Drammatica anche la spesa sociale. In Sicilia mancano gli asili nido ed è carente l’assistenza domiciliare. Non parliamo della sanità, dover si pensa ancora oggi a ‘risparmiare’ per pagare altri settori dell’amministrazione regionale (certo, qualche parola sul Governo Gentiloni che ha tagliato i fondi del sociale Bianchi avrebbe potuto dirla: o non si deve dire che la ‘sinistra’ italiana ha massacrato le fasce deboli della società italiana?).

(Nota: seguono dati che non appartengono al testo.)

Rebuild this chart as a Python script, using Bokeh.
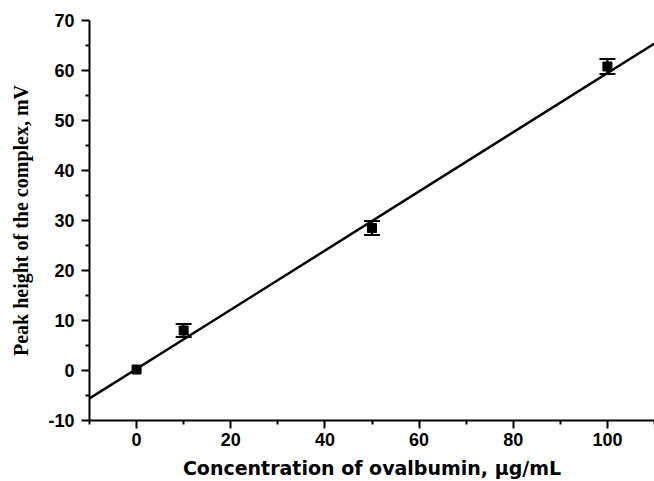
from bokeh.plotting import figure
from bokeh.models import ColumnDataSource, Whisker, TeeHead, Range1d, FixedTicker, CustomJSTickFormatter
from bokeh.embed import file_html
from bokeh.resources import INLINE

# data
conc = [0, 10, 50, 100]
peak = [0.2, 8.0, 28.5, 60.8]
err = [0.0, 1.3, 1.4, 1.5]
fit_x = [-10, 110]
fit_y = [-5.6, 65.4]
x_ticks = [0, 20, 40, 60, 80, 100]
x_minor = [-10, 10, 30, 50, 70, 90, 110]
y_ticks = [-10, 0, 10, 20, 30, 40, 50, 60, 70]
y_minor = [-5, 5, 15, 25, 35, 45, 55, 65]

p = figure(width=654, height=481,
           x_range=Range1d(-10, 110), y_range=Range1d(-10, 70),
           output_backend="svg", toolbar_location=None,
           min_border_left=89, min_border_right=0,
           min_border_top=20, min_border_bottom=61)
p.outline_line_color = None
p.xgrid.visible = False
p.ygrid.visible = False
p.background_fill_color = "white"
p.border_fill_color = "white"

# fit line
p.line(fit_x, fit_y, line_color="black", line_width=2.5)

# error bars (only where visible)
ex = [c for c, e in zip(conc, err) if e > 0]
ey = [v for v, e in zip(peak, err) if e > 0]
ee = [e for e in err if e > 0]
src = ColumnDataSource(dict(x=ex,
                            lower=[v - e for v, e in zip(ey, ee)],
                            upper=[v + e for v, e in zip(ey, ee)]))
w = Whisker(source=src, base="x", lower="lower", upper="upper",
            line_color="black", line_width=2,
            upper_head=TeeHead(size=16, line_color="black", line_width=2),
            lower_head=TeeHead(size=16, line_color="black", line_width=2))
p.add_layout(w)

# points
p.scatter(conc, peak, marker="square", size=9, fill_color="black", line_color="black")

fmt = CustomJSTickFormatter(code="return tick.toFixed(0);")
for ax in (p.xaxis[0], p.yaxis[0]):
    ax.axis_line_width = 2
    ax.axis_line_color = "black"
    ax.major_tick_line_width = 2
    ax.minor_tick_line_width = 2
    ax.major_tick_in = 0
    ax.major_tick_out = 8
    ax.minor_tick_in = 0
    ax.minor_tick_out = 4
    ax.major_label_text_font = "Liberation Sans"
    ax.major_label_text_font_style = "bold"
    ax.major_label_text_font_size = "18px"
    ax.major_label_text_color = "black"
    ax.axis_label_text_color = "black"
    ax.formatter = fmt

p.xaxis.ticker = FixedTicker(ticks=x_ticks, minor_ticks=x_minor)
p.yaxis.ticker = FixedTicker(ticks=y_ticks, minor_ticks=y_minor)

p.xaxis.major_label_standoff = 4
p.yaxis.major_label_standoff = 7

p.xaxis.axis_label = "Concentration of ovalbumin, µg/mL"
p.xaxis.axis_label_text_font = "DejaVu Sans"
p.xaxis.axis_label_text_font_style = "bold"
p.xaxis.axis_label_text_font_size = "19px"
p.xaxis.axis_label_standoff = 8

p.yaxis.axis_label = "Peak height of the complex, mV"
p.yaxis.axis_label_text_font = "Liberation Serif"
p.yaxis.axis_label_text_font_style = "bold"
p.yaxis.axis_label_text_font_size = "20px"
p.yaxis.axis_label_standoff = 13

open("out.html", "w").write(file_html(p, INLINE))
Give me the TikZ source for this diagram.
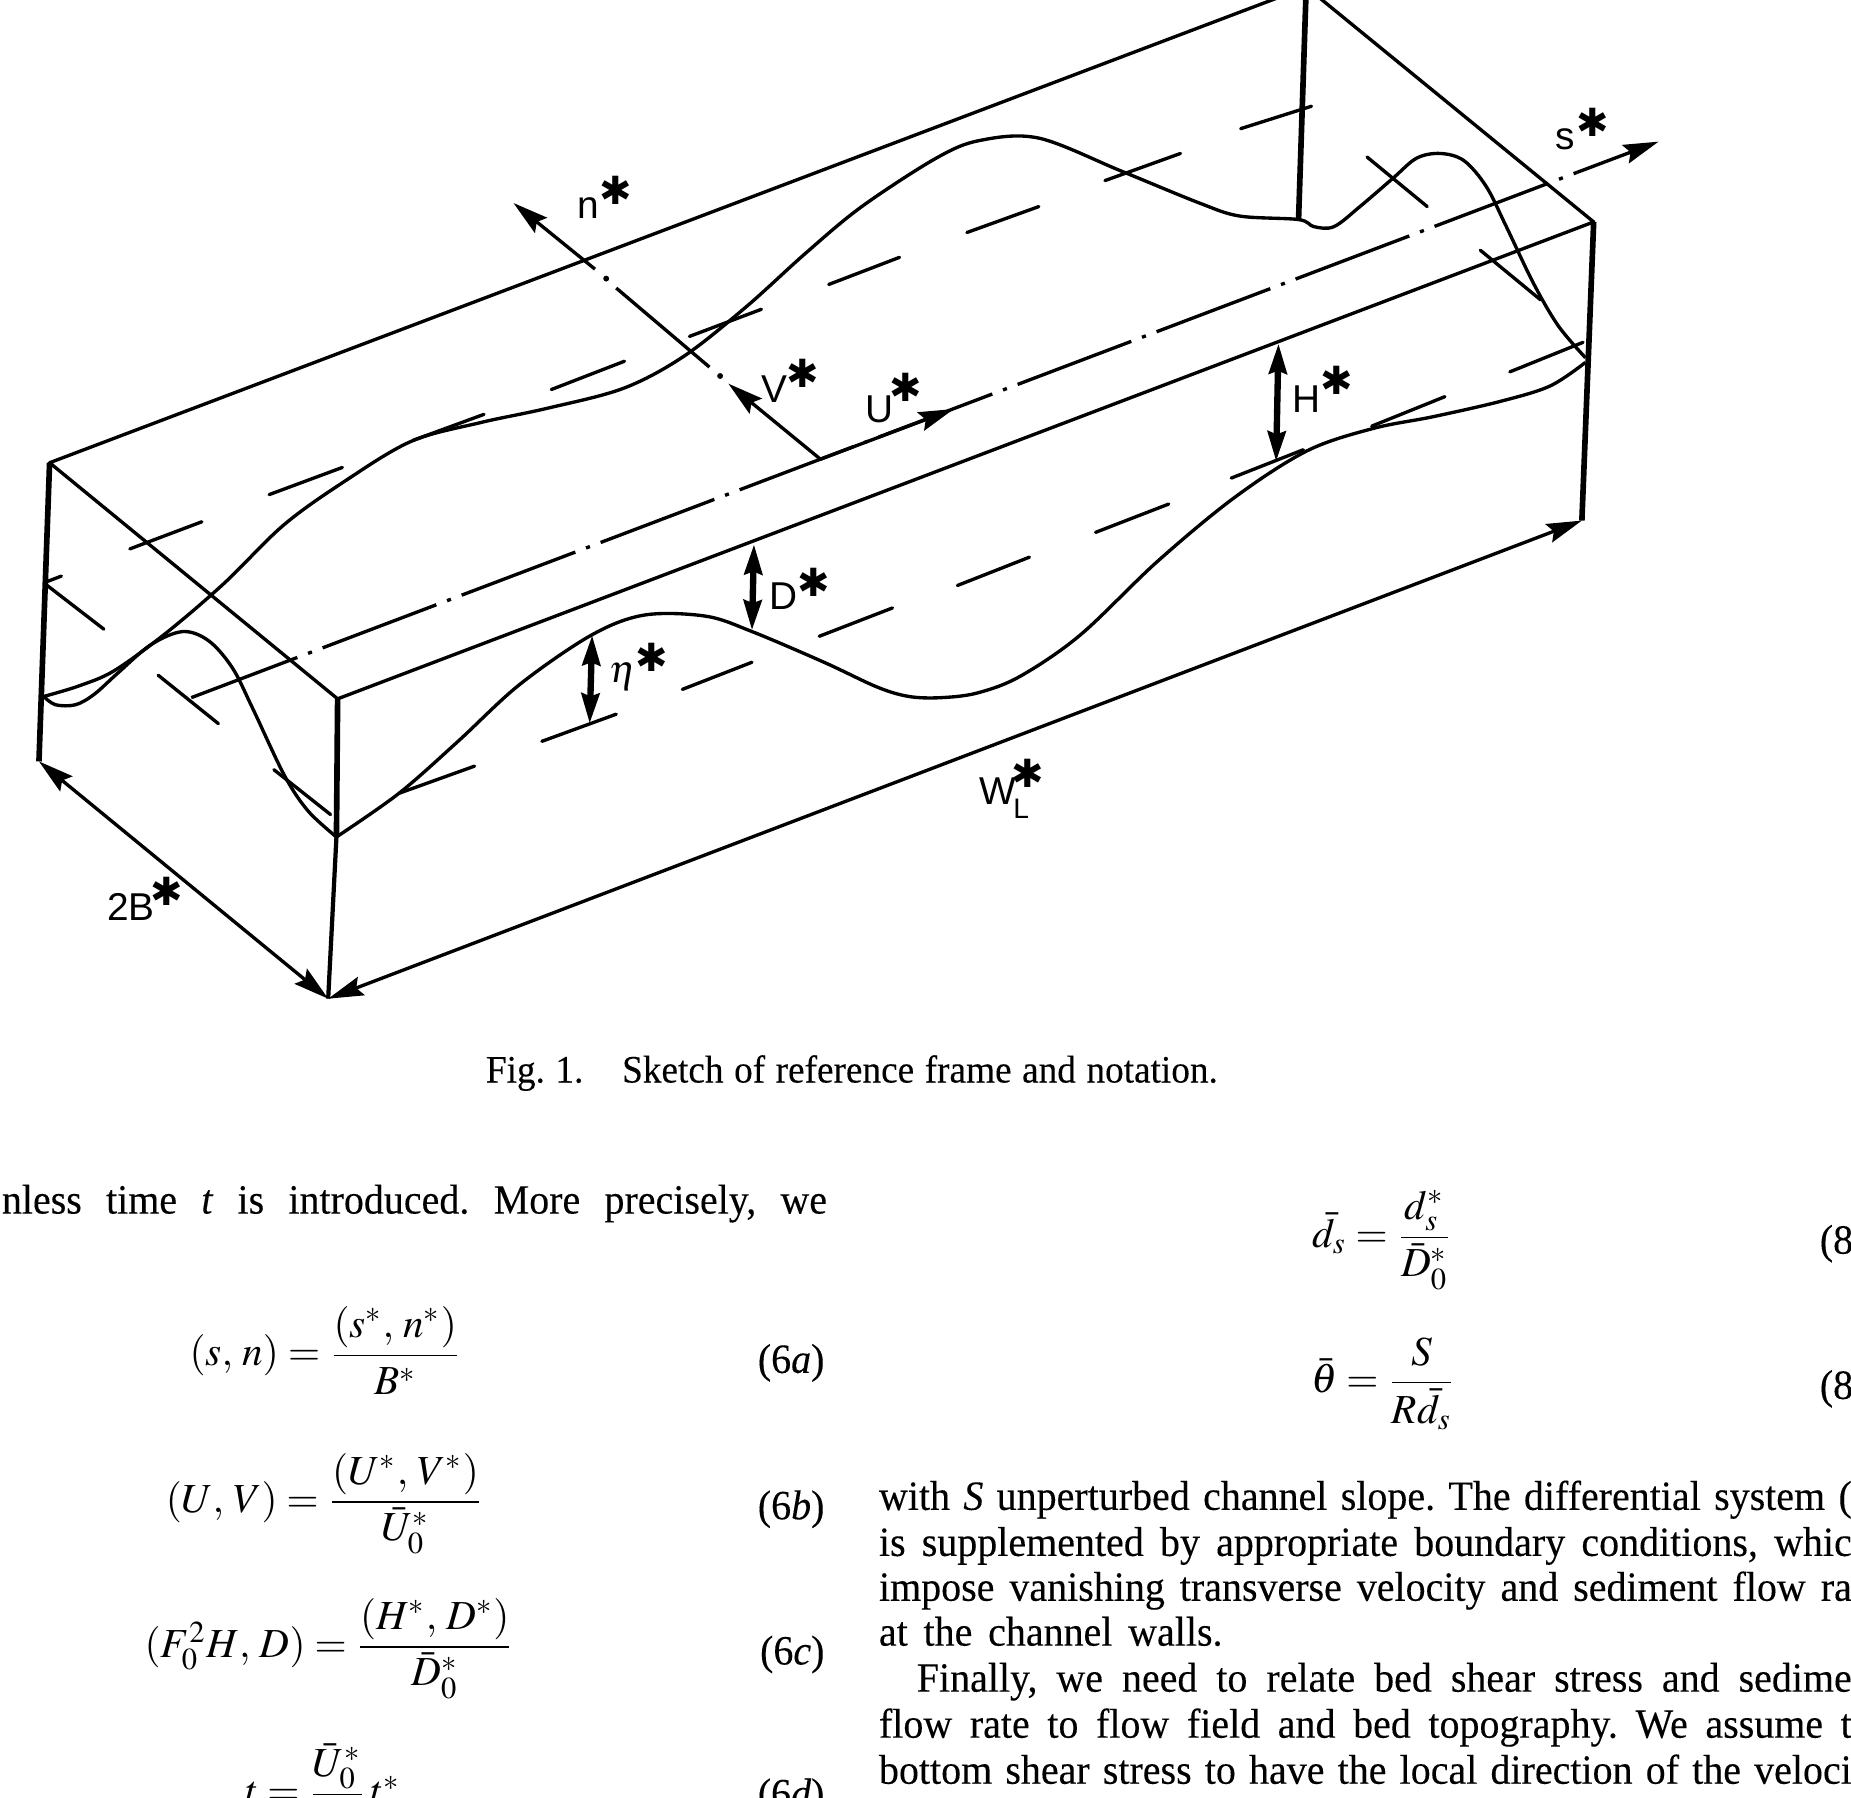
\documentclass[tikz,border=0pt]{standalone}
\usepackage{amsmath}
\usepackage{mathptmx}
\usepackage[no-math]{fontspec}
\setmainfont[FakeStretch=0.96,FakeBold=0.2]{Liberation Serif}
\newfontfamily\labelfont{Liberation Sans}
\newfontfamily\starfont{DejaVu Sans}
\usetikzlibrary{arrows.meta}
\frenchspacing
\newlength\pxu
\setlength\pxu{0.3346pt}
\newcommand{\fitline}[2]{\makebox[#1\pxu][s]{#2}}
\tikzset{
  edgeline/.style={line width=0.95pt,line join=round},
  thickline/.style={line width=1.6pt},
  bankline/.style={line width=0.95pt},
  midline/.style={line width=0.95pt,line cap=round},
  dimline/.style={line width=0.95pt,{Stealth[length=10pt,width=5.5pt,inset=1.5pt]}-{Stealth[length=10pt,width=5.5pt,inset=1.5pt]}},
  heightline/.style={line width=1.8pt,{Stealth[length=8.5pt,width=5pt,inset=0.8pt]}-{Stealth[length=8.5pt,width=5pt,inset=0.8pt]}},
  axisline/.style={line width=0.95pt,-{Stealth[length=10pt,width=5.5pt,inset=1.5pt]}},
  lab/.style={inner sep=0pt,font=\labelfont\fontsize{11}{11}\selectfont},
  sublab/.style={inner sep=0pt,font=\labelfont\fontsize{8}{8}\selectfont},
  star/.style={inner sep=0pt,font=\starfont\fontsize{11}{11}\selectfont},
  txt/.style={inner sep=0pt,anchor=base west,font=\fontsize{11.8}{11.8}\selectfont},
  captxt/.style={inner sep=0pt,anchor=base west,font=\fontsize{11}{11}\selectfont},
  eq/.style={inner sep=0pt,anchor=base west,font=\fontsize{11.7}{13}\selectfont}
}
\begin{document}
\begin{tikzpicture}[x=0.3346pt,y=-0.3346pt]
  \useasboundingbox (0,0) rectangle (1568,1523);
  \clip (0,0) rectangle (1568,1523);
  % box corners
  \coordinate (backtop) at (42,392);
  \coordinate (fronttop) at (286,592);
  \coordinate (righttop) at (1350,188);
  \coordinate (apex) at (1106.5,-11);
  \coordinate (backbot) at (33,645);
  \coordinate (frontbot) at (278,846);
  \coordinate (rightbot) at (1340,441);
  \coordinate (apexbed) at (1100,186);
  \coordinate (frontbed) at (285,709);
  \coordinate (backbed) at (37,590);
  \coordinate (rightbed) at (1343,303);

  \draw[edgeline] (apex) -- (backtop) -- (fronttop) -- (righttop) -- cycle;
  \draw[thickline] (backtop) -- (backbot);
  \draw[thickline] (fronttop) -- (frontbed);
  \draw[line width=1.2pt] (frontbed) -- (frontbot);
  \draw[thickline] (righttop) -- (rightbot);
  \draw[thickline] (apex) -- (apexbed);
  \draw[dimline] (backbot) -- (frontbot);
  \draw[dimline] (frontbot) -- (rightbot);

  % banks
  \draw[bankline] plot[smooth,tension=0.55] coordinates {(backbed) (67,581) (97,568) (141,536) (190,494) (240,445) (290,409) (348,374) (407,358) (463,346) (528,329) (579,302) (632,260) (683,214) (730,175) (793,134) (830,119) (880,117) (950,145) (1016,172) (1050,183) (apexbed) (1113,192) (1130,192) (1152,175) (1180,151) (1200,134) (1220,130) (1240,136) (1259,158) (1276,192) (1299,240) (1320,276) (rightbed)};
  \draw[bankline] plot[smooth,tension=0.55] coordinates {(backbed) (47,597) (64,597) (80,588) (100,570) (128,546) (155,535) (177,543) (197,566) (214,600) (241,657) (261,687) (frontbed)};
  \draw[bankline] plot[smooth,tension=0.55] coordinates {(frontbed) (338,672) (388,628) (440,580) (501,538) (546,521) (598,522) (637,535) (698,561) (743,582) (770,590) (797,591) (828,587) (864,573) (915,538) (980,476) (1045,422) (1107,382) (1163,363) (1214,353) (1271,340) (1313,327) (1343,307)};

  % middle lines of the two banks
  \foreach \xa/\ya/\xb/\yb in {39/493/52/488,110/465/171/442,228/419/290/396,350/373/410/351,467/330/529/306,584/285/645/262,702/241/762/218,819/197/880/175,936/153/1000/130,1051/109/1111/90,338/672/402/649,459/628/522/605,578/584/637/561,694/539/756/515,811/496/872/472,928/451/990/427,1043/405/1104/381,1162/361/1224/336,1279/315/1341/290}
    \draw[midline] (\xa,\ya) -- (\xb,\yb);
  % cross sections
  \foreach \xa/\ya/\xb/\yb in {40/496/88/533,134/572/185/613,232/652/280/690,1158/133/1209/175,1254/212/1305/254}
    \draw[midline] (\xa,\ya) -- (\xb,\yb);

  % axes
  \coordinate (saxis) at (162,591);
  \coordinate (sstart) at (1336,146);
  \coordinate (stip) at (1405,120);
  \coordinate (origin) at (695,389);
  \coordinate (utip) at (808,346.5);
  \coordinate (vtip) at (617,325);
  \coordinate (nstart) at (601,311);
  \coordinate (ntip) at (435,172);
  \draw[edgeline,dash pattern=on 34.46pt off 3.25pt on 1.17pt off 3.25pt,dash phase=2.3pt] (saxis) -- (sstart);
  \draw[axisline] (sstart) -- (stip);
  \draw[axisline] (origin) -- (utip);
  \draw[axisline] (origin) -- (vtip);
  \fill (610,318.5) circle (2.5);
  \draw[edgeline] (nstart) -- (522,244);
  \fill (513.5,236) circle (2.5);
  \draw[axisline] (504,228) -- (ntip);

  % heights
  \draw[heightline] (501.6,538) -- (499.5,613);
  \draw[heightline] (638.7,461) -- (637,534);
  \draw[heightline] (1083,291) -- (1081,391);

  % labels
  \node[lab] (nlab) at (498,176) {n};
  \node[star] (nstar) at (522,161) {\symbol{"2731}};
  \node[lab] (vlab) at (656,330) {V};
  \node[star] (vstar) at (680,316) {\symbol{"2731}};
  \node[lab] (ulab) at (745,347) {U};
  \node[star] (ustar) at (767,328) {\symbol{"2731}};
  \node[lab] (slab) at (1326,118) {s};
  \node[star] (sstar) at (1349,104) {\symbol{"2731}};
  \node[lab] (hlab) at (1107,338) {H};
  \node[star] (hstar) at (1132,322) {\symbol{"2731}};
  \node[lab] (dlab) at (664,505) {D};
  \node[star] (dstar) at (689,493) {\symbol{"2731}};
  \node[lab] (etalab) at (528,573) {$\eta$};
  \node[star] (etastar) at (552,557) {\symbol{"2731}};
  \node[lab] (wlab) at (845,670) {W};
  \node[sublab] (wsub) at (865,685) {L};
  \node[star] (wstar) at (871,655) {\symbol{"2731}};
  \node[lab] (blab) at (111,768) {2B};
  \node[star] (bstar) at (141,755) {\symbol{"2731}};

  % caption
  \node[captxt] (caption) at (411,917) {\fitline{620}{Fig.\ 1.\quad Sketch of reference frame and notation.}};

  % left column
  \node[txt] (intro) at (1,1028) {\fitline{699}{nless time \textit{t} is introduced. More precisely, we}};
  \node[eq] (eqa) at (160,1157) {$(s,\,n)=\dfrac{(s^*,\,n^*)}{B^*}$};
  \node[eq] (eqb) at (140,1281) {$(U,\,V)=\dfrac{(U^*,\,V^*)}{\bar U_0^*}$};
  \node[eq] (eqc) at (122,1404) {$(F_0^2H,\,D)=\dfrac{(H^*,\,D^*)}{\bar D_0^*}$};
  \node[eq] (eqd) at (207,1529) {$t=\dfrac{\bar U_0^*}{\phantom{B^*}}\,t^*$};
  \node[txt,anchor=base east] (numa) at (699,1163) {(6\textit{a})};
  \node[txt,anchor=base east] (numb) at (699,1287) {(6\textit{b})};
  \node[txt,anchor=base east] (numc) at (699,1410) {(6\textit{c})};
  \node[txt,anchor=base east] (numd) at (699,1531) {(6\textit{d})};

  % right column
  \node[eq] (eqe) at (1111,1057) {$\bar d_s=\dfrac{d_s^*}{\bar D_0^*}$};
  \node[eq] (eqf) at (1110,1180) {$\bar\theta=\dfrac{S}{R\bar d_s}$};
  \node[txt] (nume) at (1541,1062) {(8};
  \node[txt] (numf) at (1541,1185) {(8};
  \node[txt] (para1) at (744,1279) {\fitline{824}{with \textit{S} unperturbed channel slope. The differential system (}};
  \node[txt] (para2) at (744,1318) {\fitline{824}{is supplemented by appropriate boundary conditions, whic}};
  \node[txt] (para3) at (744,1356) {\fitline{824}{impose vanishing transverse velocity and sediment flow ra}};
  \node[txt] (para4) at (744,1394) {\fitline{291}{at the channel walls.}};
  \node[txt] (para5) at (776,1433) {\fitline{792}{Finally, we need to relate bed shear stress and sedime}};
  \node[txt] (para6) at (744,1472) {\fitline{824}{flow rate to flow field and bed topography. We assume t}};
  \node[txt] (para7) at (744,1511) {\fitline{824}{bottom shear stress to have the local direction of the veloci}};
\end{tikzpicture}
\end{document}
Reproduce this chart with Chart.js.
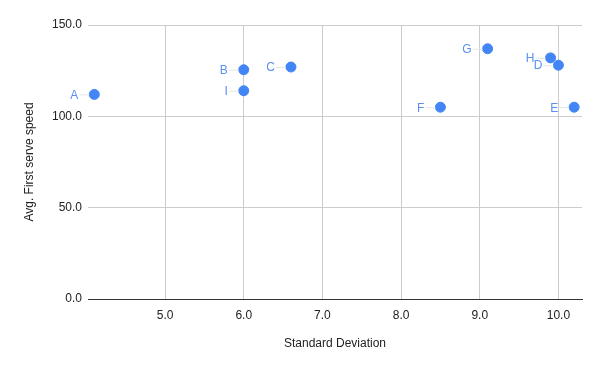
<!DOCTYPE html>
<html>
<head>
<meta charset="utf-8">
<script src="https://cdn.jsdelivr.net/npm/chart.js@4/dist/chart.umd.min.js"></script>
<style>
  html, body { margin: 0; padding: 0; background: #fff; }
  #wrap { width: 600px; height: 371px; }
</style>
</head>
<body>
<div id="wrap"><canvas id="chart"></canvas></div>
<script>
// data
const players = ['A', 'B', 'C', 'D', 'E', 'F', 'G', 'H', 'I'];
const stdDev = [4.1, 6.0, 6.6, 10.0, 10.2, 8.5, 9.1, 9.9, 6.0];
const serveSpeed = [112, 125.5, 127, 128, 105, 105, 137, 132, 114];
const xTicks = [5, 6, 7, 8, 9, 10];
const yTicks = [0, 50, 100, 150];

const blue = '#4285f4';

// point labels with a faint leader line to the left of each dot
const pointLabels = {
  id: 'pointLabels',
  afterDatasetsDraw(chart) {
    const ctx = chart.ctx;
    const meta = chart.getDatasetMeta(0);
    ctx.save();
    ctx.font = '12px "Liberation Sans", Arial, sans-serif';
    ctx.textAlign = 'right';
    ctx.textBaseline = 'middle';
    meta.data.forEach(function(pt, i) {
      const tx = pt.x - 16;
      ctx.strokeStyle = '#e6e6e6';
      ctx.lineWidth = 1;
      ctx.beginPath();
      ctx.moveTo(tx + 1, pt.y + 0.5);
      ctx.lineTo(pt.x - 5, pt.y + 0.5);
      ctx.stroke();
      ctx.fillStyle = '#5b8ff0';
      ctx.fillText(players[i], tx, pt.y + 1);
    });
    ctx.restore();
  }
};

const points = stdDev.map(function(x, i) { return { x: x, y: serveSpeed[i] }; });

new Chart(document.getElementById('chart'), {
  type: 'scatter',
  data: {
    datasets: [{
      label: 'Avg. First serve speed',
      data: points,
      backgroundColor: blue,
      borderColor: blue,
      pointRadius: 5,
      pointHoverRadius: 5
    }]
  },
  options: {
    responsive: true,
    maintainAspectRatio: false,
    animation: false,
    layout: { padding: { top: 25, right: 18, left: 0, bottom: 0 } },
    plugins: {
      legend: { display: false },
      tooltip: { enabled: false }
    },
    scales: {
      x: {
        type: 'linear',
        min: 4.02,
        max: 10.3,
        afterBuildTicks: function(scale) {
          scale.ticks = xTicks.map(function(v) { return { value: v }; });
        },
        afterFit: function(scale) { scale.height = 72; },
        grid: { color: '#cccccc', drawTicks: false },
        border: { display: true, color: '#333333', width: 1 },
        ticks: {
          padding: 9,
          color: '#222',
          font: { family: '"Liberation Sans", Arial, sans-serif', size: 12 },
          callback: function(v) { return Number(v).toFixed(1); }
        },
        title: {
          display: true,
          text: 'Standard Deviation',
          color: '#222',
          font: { family: '"Liberation Sans", Arial, sans-serif', size: 12 },
          padding: { top: 4, bottom: 20 }
        }
      },
      y: {
        min: 0,
        max: 150,
        afterBuildTicks: function(scale) {
          scale.ticks = yTicks.map(function(v) { return { value: v }; });
        },
        afterFit: function(scale) { scale.width = 88; },
        grid: {
          drawTicks: false,
          color: function(c) { return c.tick && c.tick.value === 0 ? '#333333' : '#cccccc'; }
        },
        border: { display: false },
        ticks: {
          padding: 6,
          color: '#222',
          font: { family: '"Liberation Sans", Arial, sans-serif', size: 12 },
          callback: function(v) { return Number(v).toFixed(1); }
        },
        title: {
          display: true,
          text: 'Avg. First serve speed',
          color: '#222',
          font: { family: '"Liberation Sans", Arial, sans-serif', size: 12 },
          padding: { top: 22, bottom: 4 }
        }
      }
    }
  },
  plugins: [pointLabels]
});
</script>
</body>
</html>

Infine le Zone economiche speciali (Zes). “Le Zes – sottolinea sempre Bianchi – potrebbero essere una grande occasione di sviluppo. Ma mentre Campania, Puglia e Calabria hanno già presentato le proprie proposte al governo nazionale, la Regione siciliana sta ancora lavorando alla sua proposta”.

Per carità, tutto vero. Però, da Bianchi, che in Sicilia ha avuto responsabilità di Governo proprio quando la Regione siciliana – con riferimento al passato Governo di Rosario Crocetta a ‘trazione’ PD – decideva di regalare un sacco di soldi a Roma (vedi i due ‘Patti scellerati’ Renzi-Crocetta: quello del giugno 2014 e quello del giugno 2016) ci si aspettava qualche parola in più.

D’accordo, Bianchi, a un certo punto, per quello che ricordiamo noi, decise chi chiamarsi fuori dal Governo della Regione perché non se la sentiva di contribuire a massacrare le finanze della Sicilia.

Ci stanno anche le responsabilità della Regione sulla lentezza nella spesa dei fondi europei. Ma ci sta anche il fatto che lo Stato, di fatto, ha preteso e ottenuto da Governi regionali ascari – con riferimento alla passata Programmazione dei fondi europei – che le poche cose fatte (per giunta male) da ANAS e Ferrovie venissero finanziate con i fondi europei. 

Per non parlare del ‘Patto di stabilità’ imposto dalla stessa Unione Europea, che sulla carta eroga i fondi strutturali e poi, però, mette limiti di spesa.

Per il resto, ci sta anche l’attuale Governo regionale che, come scriviamo spesso, lo scorso gennaio, non ha contestato gli scippi del Governo nazionale. opzione politicamente demenziale messa in atto per non disturbare l’allora Governo romano di centrosinistra (Gentiloni): un centrosinistra che avrebbe dovuto diventare alleato di Berlusconi, quando erano in tanti a pensare che il leader di Forza Italia e il PD di Renzi, alle elezioni politiche chi si sarebbero celebrate il successivo 4 marzo, avrebbero trovato i voti per dare vita al Governo dell’inciucio.

Purtroppo, per il presidente della Regione, Nello Musumeci, e per il presidente dell’Ars, Gianfranco Miccichè, le cose sono andate male perché il Governo dell’inciucio Renzi-Berlusconi è stato ‘bocciato’ dagli elettori.

Così, oggi, Musumeci e Miccichè si ritrovano con una Regione siciliana senza soldi, senza nemmeno avere contestato lo scippo di 800 milioni di euro di IVA, perché lo scorso dicembre – è vero presidente Musumeci? è vero presidente Gianfranco Miccichè? – dovevate stare zitti perché così vi aveva ‘ordinato’ Berlusconi. 

Così oggi Musumeci e il suo assessore all’Economia Gaetano Armao ricorrono alla Consulta di qua, ricorrono alla Consulta di là 8già, il Governo dei ricorsi…), ‘magheggiano’ con la legge di stabilità 2019, rifiutando la manovra chiesta dalla Corte dei Conti e via continuando a gestire i problemi che in parte hanno ereditato e che in parte hanno accettato in silenzio.